There’s been a lot of talk about the role Twitter, text messaging, and other communication mediums are playing in the unfolding drama in Egypt. Malcolm Gladwell basically says the role isn’t great: “People with a grievance will always find ways to communicate with each other. How they choose to do it is less interesting, in the end, than why they were driven to do it in the first place.”

But I am not convinced this is true: by lowering the friction of communication, thus making it real-time and instantaneous, Twitter and other technological tools are almost certainly changing what is said. Quantity has a quality all its own, and how we speak has a habit of changing what we say.

Gladwell’s post (and others) remind me of the arguments in English literature the field around the development of the novel as a genre (see, for example this post on Steven Moore’s The Novel: An Alternative History). Basically, a lot of people want to argue about the development of the novel without taking into account the printing press.

To me this is silly because mass cheap printing was a precondition to the novel as we know it. Without that, we would have fictional prose narratives of some length, but we probably wouldn’t have them alluding to one another, we wouldn’t have large portions of the population reading them, and we wouldn’t have (relatively) large portions of the population with enough disposable income to avoid them. If you look at surviving works that we would now classify as fiction that were written prior to ~1600, almost all of them are religious in nature because only the church had the resources to fund writing, maintain large collections of writing, and bother writing anything down.

After ~1600 (or ~1500, if you prefer, but that’s about it), you have a lot of things written that would previously not have been considered “worth” writing down because writing and copying manuscripts was so expensive and time consuming. Technology did change what was said. How something was said changed what was said. Technology is doing the same thing now. I don’t know how the current drama will play out; if you looked at the printing press around the time it was first created, it was mostly used to print religious stuff (hence the “Gutenberg Bible”). Elizabeth Eisenstein’s The Printing Press as an Agent of Change describes some of this. By the nineteenth century, however, writers are grappling with the idea of a world without God, per J. Hillis Miller’s Form of Victorian Fiction, or a world where “God is dead,” to use Nietzsche’s famous and misunderstood proclamation: he wasn’t saying that people would stop believing in God or that would religion would stop being a force society, but rather that religious studies were a dead end and people would cease to attribute everything in their life to God or God’s will.

In 1500, the material published via printing press looked basically continuous with what came about in 1400. By 1850, things are looking pretty different, and the diversity of printed materials has fundamentally changed what people could say. The printing press allowed people with grievances, to use Gladwell’s formulation, to communicate with each other much more efficiently than they previously could, which leads to a lot of political, social, scientific, and philosophical developments that most of us living today approve of.
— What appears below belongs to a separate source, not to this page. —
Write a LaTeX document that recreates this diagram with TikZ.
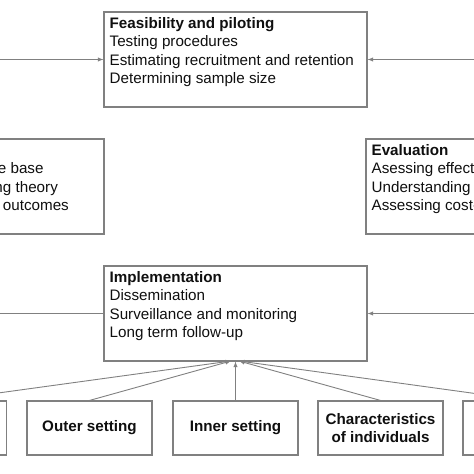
\documentclass[tikz,border=0pt]{standalone}
\usepackage{fontspec}
\setmainfont{Liberation Sans}
\definecolor{gris}{RGB}{128,128,128}
\definecolor{encre}{RGB}{15,15,15}
\begin{document}
\begin{tikzpicture}[x=1bp,y=-1bp]
	\tikzset{boite/.style={rectangle, draw=gris, line width=1.1bp, minimum width=263bp, minimum height=95bp, inner sep=0pt},
	texte/.style={anchor=north west, align=left, inner sep=6bp, text=encre, font=\fontsize{15.2bp}{18.3bp}\selectfont},
	petite/.style={rectangle, draw=gris, line width=1.1bp, minimum width=125bp, minimum height=54bp, align=center, text=encre, font=\fontsize{15.2bp}{18.3bp}\selectfont\bfseries},
	fleche/.style={draw=gris, line width=0.9bp}};

	\useasboundingbox (0,0) rectangle (474,474);
	\clip (0,0) rectangle (474,474);

	\node[boite] (faisab) at (235.5, 59.5) {};
	\node[texte] (faisabtxt) at (faisab.north west) {\textbf{Feasibility and piloting}\\Testing procedures\\Estimating recruitment and retention\\Determining sample size};

	\node[boite] (dev) at (-27.5, 186.5) {};
	\node[texte] (devtxt) at (dev.north west) {\textbf{Development}\\Identifying the evidence base\\Identifying or developing theory\\Modelling process and outcomes};

	\node[boite] (eval) at (497.5, 186.5) {};
	\node[texte] (evaltxt) at (eval.north west) {\textbf{Evaluation}\\Asessing effectiveness\\Understanding change process\\Assessing cost-effectiveness};

	\node[boite] (impl) at (235.5, 313.5) {};
	\node[texte] (impltxt) at (impl.north west) {\textbf{Implementation}\\Dissemination\\Surveillance and monitoring\\Long term follow-up};

	\foreach \x/\nom/\txt in {-56/interv/{Intervention\\characteristics}, 89.5/ext/{Outer setting}, 235.5/int/{Inner setting}, 380.5/indiv/{Characteristics\\of individuals}, 525.5/proc/{Process}}{
		\node[petite] (\nom) at (\x, 428) {\txt};
	}

	\coordinate (hg) at (-40, 59.5);
	\coordinate (hd) at (514, 59.5);
	\coordinate (bg) at (-40, 313.5);
	\coordinate (bd) at (514, 313.5);
	\coordinate (cg) at (231, 361);
	\coordinate (cd) at (239, 361);

	\draw[fleche,-latex] (hg) -- (faisab);
	\draw[fleche,-latex] (hd) -- (faisab);
	\draw[fleche] (bg) -- (impl);
	\draw[fleche,-latex] (bd) -- (impl);

	\foreach \nom in {interv, ext}{
		\draw[fleche,-latex] (\nom.north) -- (cg);
	}
	\draw[fleche,-latex] (int) -- (impl);
	\foreach \nom in {indiv, proc}{
		\draw[fleche,-latex] (\nom.north) -- (cd);
	}

\end{tikzpicture}
\end{document}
How many of us want to return to being illiterate serfs toiling in fields for distant masters?

Gladwell is right in one sense: the media is probably overstating the importance of Twitter and SMS. But both of those still play an important role in what’s going on. Somehow, people with grievances against monarchs and dictators weren’t all that successful on average in the years prior to ~1600. After that, they got more and more successful, to the point where a fair bit of world’s population now lives without dictators. Part of the reason is because ideas about freedom and good governance could be disseminated cheaply, where before they couldn’t, and everyone spent most waking hours covered in shit, farming, and hoping they’re not going to starve to death in late winter / early spring.

Mark at the computing education blog says, “A particularly interesting anecdote for me is the below: That the Internet was turned off in Egypt, but the protests continued. So what role was Facebook and Twitter playing, really?” Depends on the timeframe. Various technological tools helped people initially organize and helped the conditions for organization come about. They will probably do so again in the future. In the long term, such tools will probably create the conditions for much larger projects that we only dimly perceive now. I would predict what those will be, but things have a habit of turning out much stranger than random prognosticators like me can predict.

One response

  1. But, is there a way to save the twitters and texts that supposed facilitated the Egyptian revolution or bloodless military coup or whatever actually happened? The Federalist Papers and various broadsheets of the American Revolution and similar from the French and Russian Revolutions are easily found and studied. What will be left of the Egypt turmoil except YouTube smart phone video and inane western reporting?